- _To do_:
What is needed is an exact copy of the lines from the line containing "The picture is" to the line containing "z_speed60, z_speed70, z_speed80])", both lines included, and nothing else.

────────────────────────────────────────

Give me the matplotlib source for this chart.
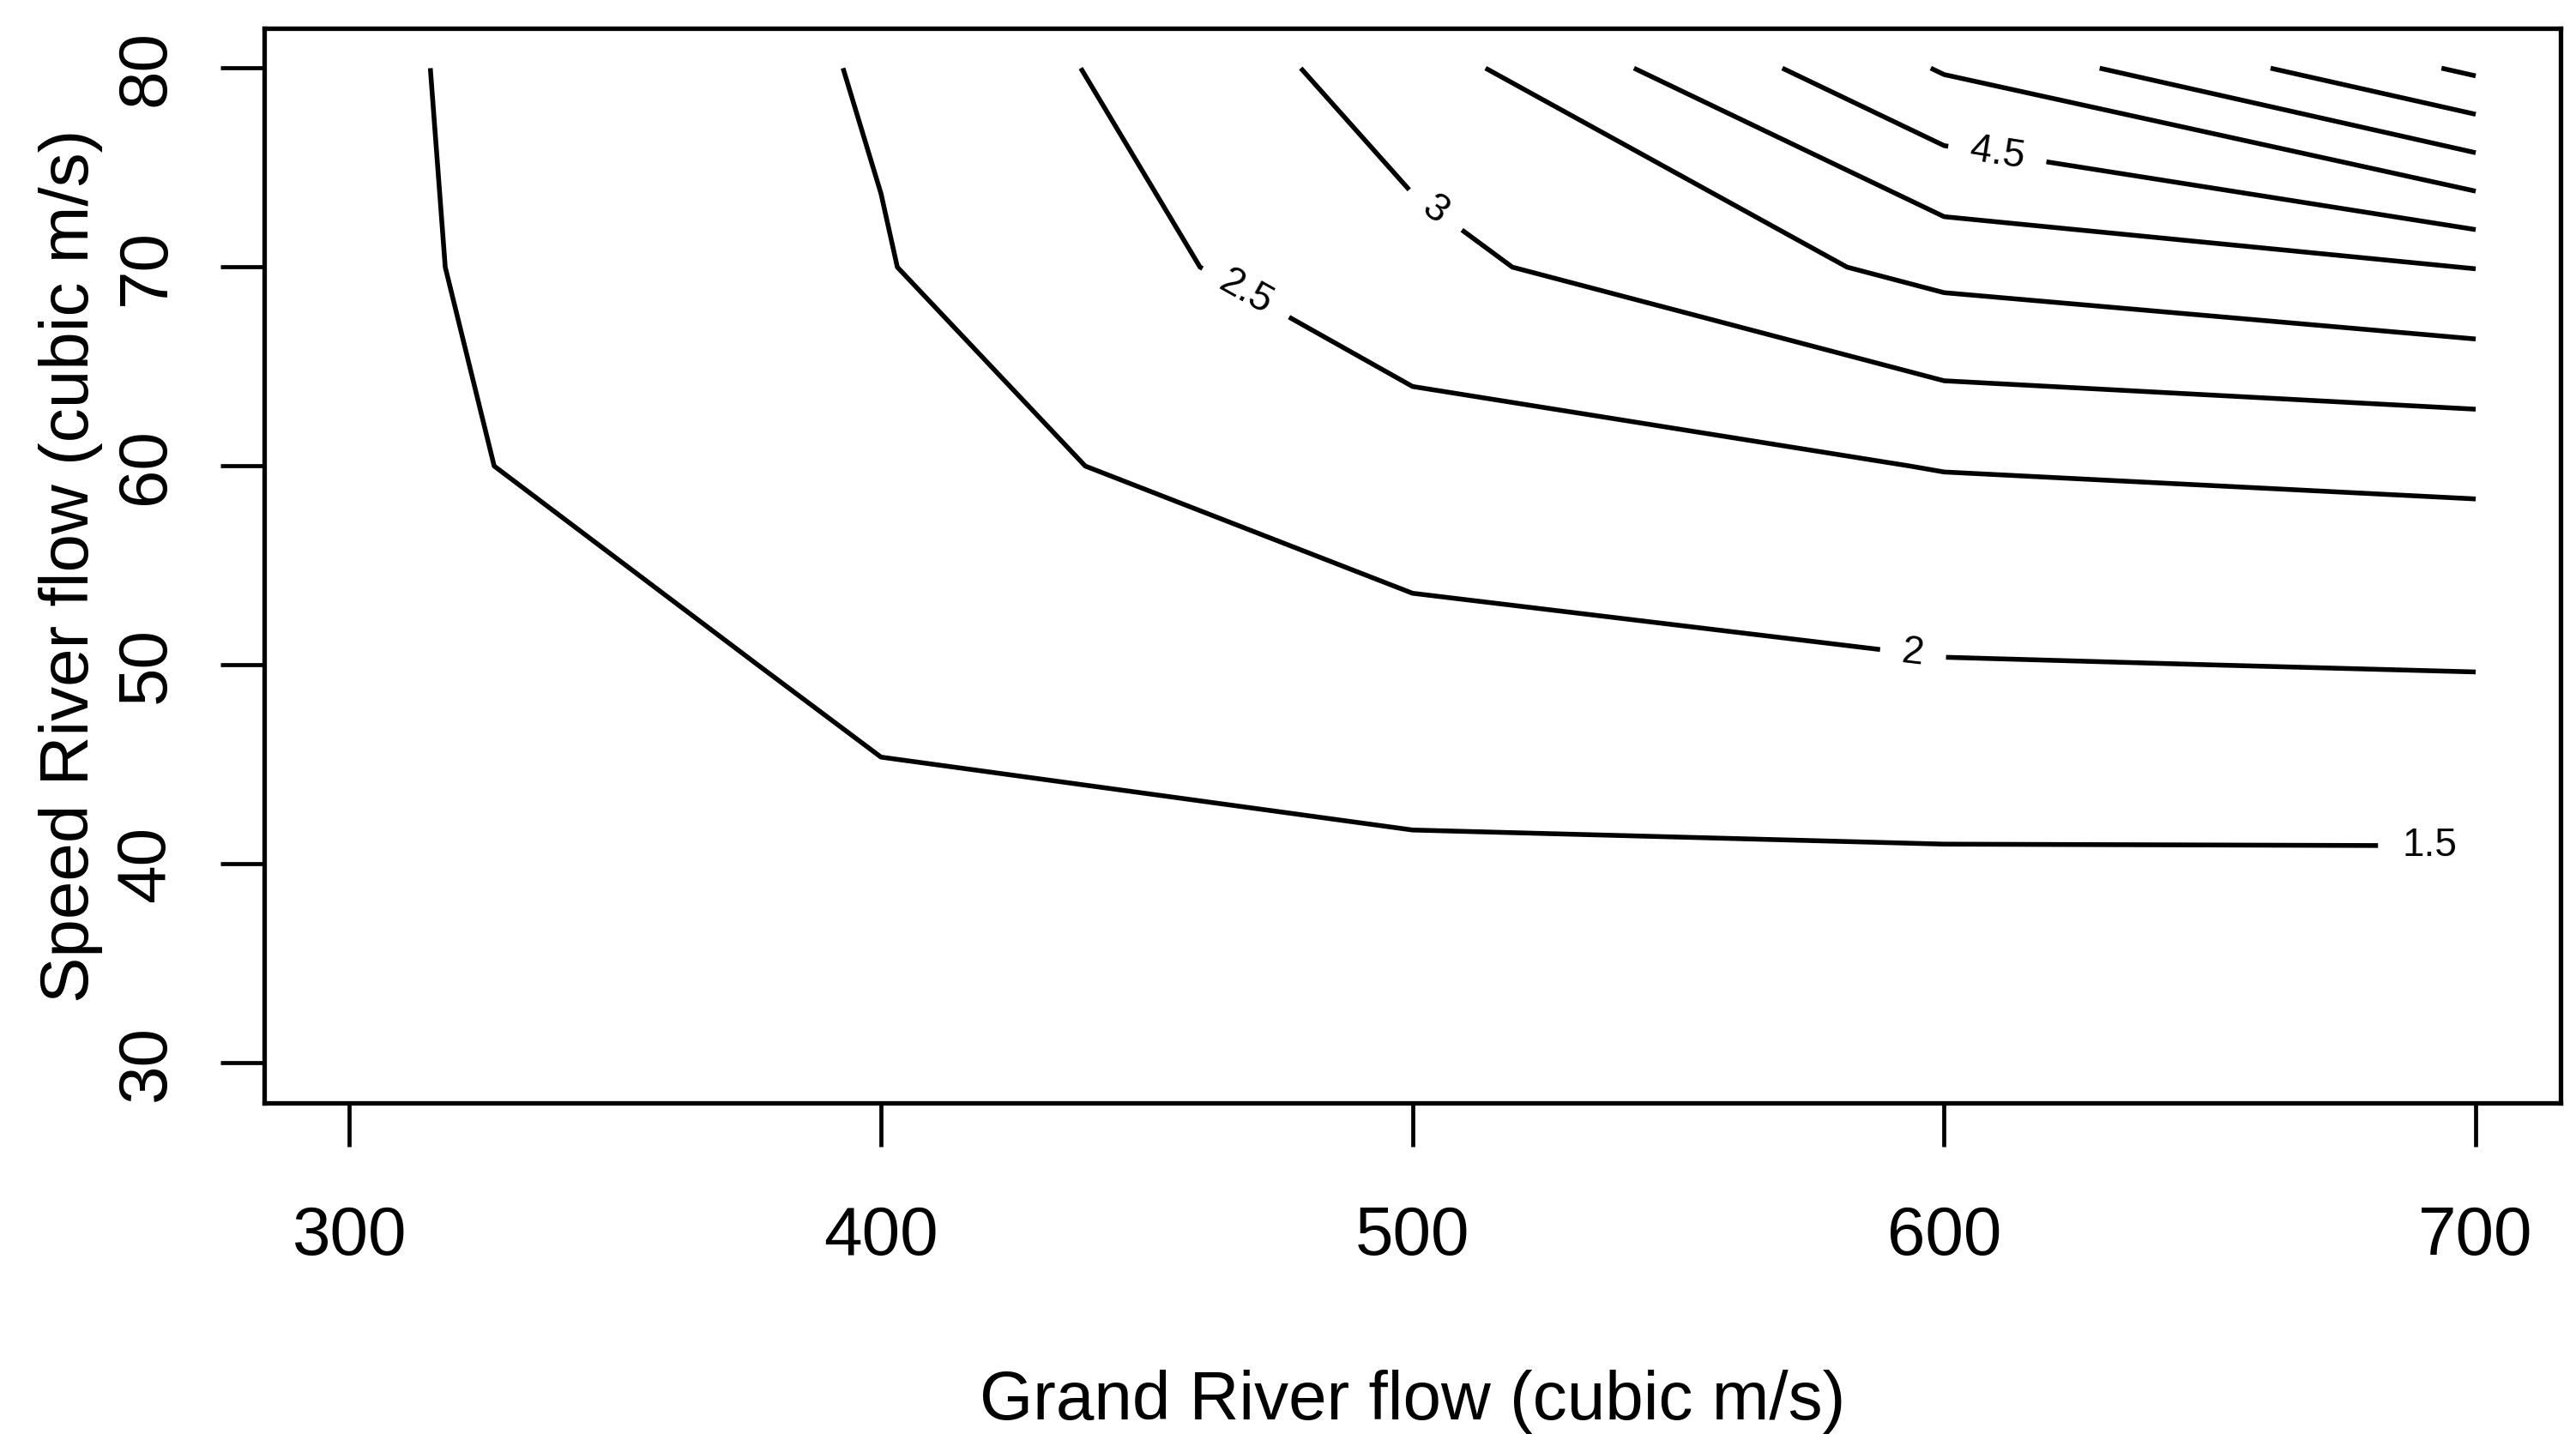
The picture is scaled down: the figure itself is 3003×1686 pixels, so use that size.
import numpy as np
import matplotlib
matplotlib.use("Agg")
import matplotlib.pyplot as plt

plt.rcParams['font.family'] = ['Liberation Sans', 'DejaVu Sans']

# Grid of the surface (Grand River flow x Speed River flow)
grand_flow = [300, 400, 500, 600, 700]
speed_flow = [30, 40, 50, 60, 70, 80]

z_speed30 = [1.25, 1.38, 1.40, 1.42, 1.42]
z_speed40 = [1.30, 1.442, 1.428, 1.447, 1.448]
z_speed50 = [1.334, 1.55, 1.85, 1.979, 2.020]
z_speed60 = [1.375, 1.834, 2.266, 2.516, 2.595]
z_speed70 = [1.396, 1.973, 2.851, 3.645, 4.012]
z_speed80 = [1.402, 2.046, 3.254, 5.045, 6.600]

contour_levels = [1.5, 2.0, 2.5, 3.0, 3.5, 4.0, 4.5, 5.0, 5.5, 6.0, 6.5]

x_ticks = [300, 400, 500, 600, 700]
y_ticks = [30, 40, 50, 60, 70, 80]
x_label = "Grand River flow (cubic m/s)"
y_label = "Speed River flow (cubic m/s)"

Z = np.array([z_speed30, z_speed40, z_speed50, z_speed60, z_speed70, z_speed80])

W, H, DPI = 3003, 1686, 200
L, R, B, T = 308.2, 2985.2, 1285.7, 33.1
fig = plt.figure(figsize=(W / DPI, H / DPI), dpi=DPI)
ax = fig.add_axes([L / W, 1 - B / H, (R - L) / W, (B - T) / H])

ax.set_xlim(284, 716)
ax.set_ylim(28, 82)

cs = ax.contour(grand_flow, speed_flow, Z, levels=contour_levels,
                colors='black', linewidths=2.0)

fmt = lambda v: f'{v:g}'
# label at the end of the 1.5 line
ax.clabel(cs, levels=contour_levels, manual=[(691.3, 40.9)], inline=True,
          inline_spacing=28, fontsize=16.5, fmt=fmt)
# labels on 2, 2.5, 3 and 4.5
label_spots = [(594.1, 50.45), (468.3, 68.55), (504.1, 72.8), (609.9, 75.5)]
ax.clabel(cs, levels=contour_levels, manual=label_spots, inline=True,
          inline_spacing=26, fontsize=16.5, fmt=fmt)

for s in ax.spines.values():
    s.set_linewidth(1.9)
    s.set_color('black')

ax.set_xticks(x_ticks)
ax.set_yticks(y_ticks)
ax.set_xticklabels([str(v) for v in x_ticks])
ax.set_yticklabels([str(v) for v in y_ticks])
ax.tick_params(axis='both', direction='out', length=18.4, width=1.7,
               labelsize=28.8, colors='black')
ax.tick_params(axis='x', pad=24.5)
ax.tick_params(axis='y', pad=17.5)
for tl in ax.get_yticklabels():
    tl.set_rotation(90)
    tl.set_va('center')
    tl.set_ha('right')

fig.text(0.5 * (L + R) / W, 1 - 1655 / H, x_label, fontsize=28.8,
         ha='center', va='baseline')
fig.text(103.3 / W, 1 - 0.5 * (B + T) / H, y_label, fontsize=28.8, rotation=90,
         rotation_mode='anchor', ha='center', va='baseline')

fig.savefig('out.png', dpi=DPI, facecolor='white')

────────────────────────────────────────

- _Complete output_:
The picture is scaled down: the figure itself is 3003×1686 pixels, so use that size.
import numpy as np
import matplotlib
matplotlib.use("Agg")
import matplotlib.pyplot as plt

plt.rcParams['font.family'] = ['Liberation Sans', 'DejaVu Sans']

# Grid of the surface (Grand River flow x Speed River flow)
grand_flow = [300, 400, 500, 600, 700]
speed_flow = [30, 40, 50, 60, 70, 80]

z_speed30 = [1.25, 1.38, 1.40, 1.42, 1.42]
z_speed40 = [1.30, 1.442, 1.428, 1.447, 1.448]
z_speed50 = [1.334, 1.55, 1.85, 1.979, 2.020]
z_speed60 = [1.375, 1.834, 2.266, 2.516, 2.595]
z_speed70 = [1.396, 1.973, 2.851, 3.645, 4.012]
z_speed80 = [1.402, 2.046, 3.254, 5.045, 6.600]

contour_levels = [1.5, 2.0, 2.5, 3.0, 3.5, 4.0, 4.5, 5.0, 5.5, 6.0, 6.5]

x_ticks = [300, 400, 500, 600, 700]
y_ticks = [30, 40, 50, 60, 70, 80]
x_label = "Grand River flow (cubic m/s)"
y_label = "Speed River flow (cubic m/s)"

Z = np.array([z_speed30, z_speed40, z_speed50, z_speed60, z_speed70, z_speed80])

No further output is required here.